Here are the index funds I currently own, here in France. None of them is concerned by a required minimum (100K or lower).
- VEUR : from Vanguard, FTSE Europe large caps, 0.12% expense ratio. Fits in a PEA.
- DJSC : from iShares, Dow Jones small caps Europe, 0.40% expense ratio. Fits in a PEA.
- ACWE : from SPDR, all country world index, 0.40% expense ratio. Does *not* fit in a PEA since most stocks aren't from Europe.
- AEEM : from Amundi, MSCI emerging markets, 0.20% expense ratio. Fits in a PEA, but this is not a physical replication of the index : it relies on a swap.
There are other options, but these are the best IMHO. Others are either too expensive, rely on a swap (AEEM does, but it is difficult to be invested in EM without them), don't fit in the tax efficient PEA even when they should (which is very suspicious) or would mean having too much concentrated with one seller.
If I had to own only one, that would be either VEUR (hey, it's the beloved Vanguard and it fits in PEA but it's limited to Europe) or ACWE (worldwide but less tax efficient).
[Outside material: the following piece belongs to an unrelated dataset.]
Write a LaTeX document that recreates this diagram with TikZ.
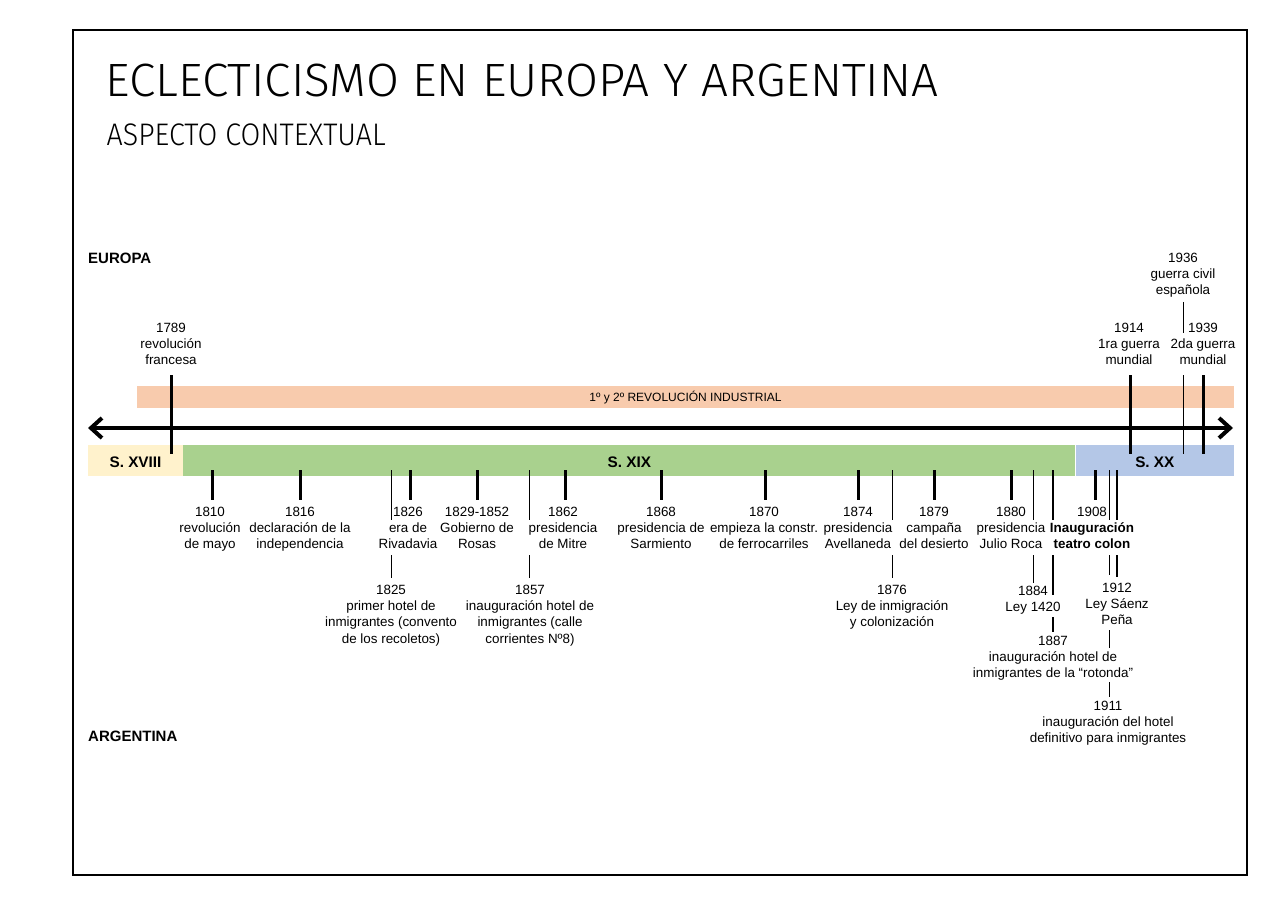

You can't withdraw money before the first 5 years without losing the tax advantages, and if you withdraw money after that you can't buy shares on your PEA anymore (I really don't understand this last rule. To my ears it is as good as "don't withdraw an amount that is not prime on a full-moon night without wearing a hat").
That's because the PEA is conceived as an enveloppe where you invest for a long period, then withdraw once you have achieved your investing goal (whether that's buying a new house, a new house, or retiring). It is not conceived for buying shares, selling some of them, buying some more, etc.
But if you hold on the long term, the "compte-titres" is not as awful as many think : anything you hold longer than 2 years or, even better, 8 years, is taxed much less than if you sell earlier.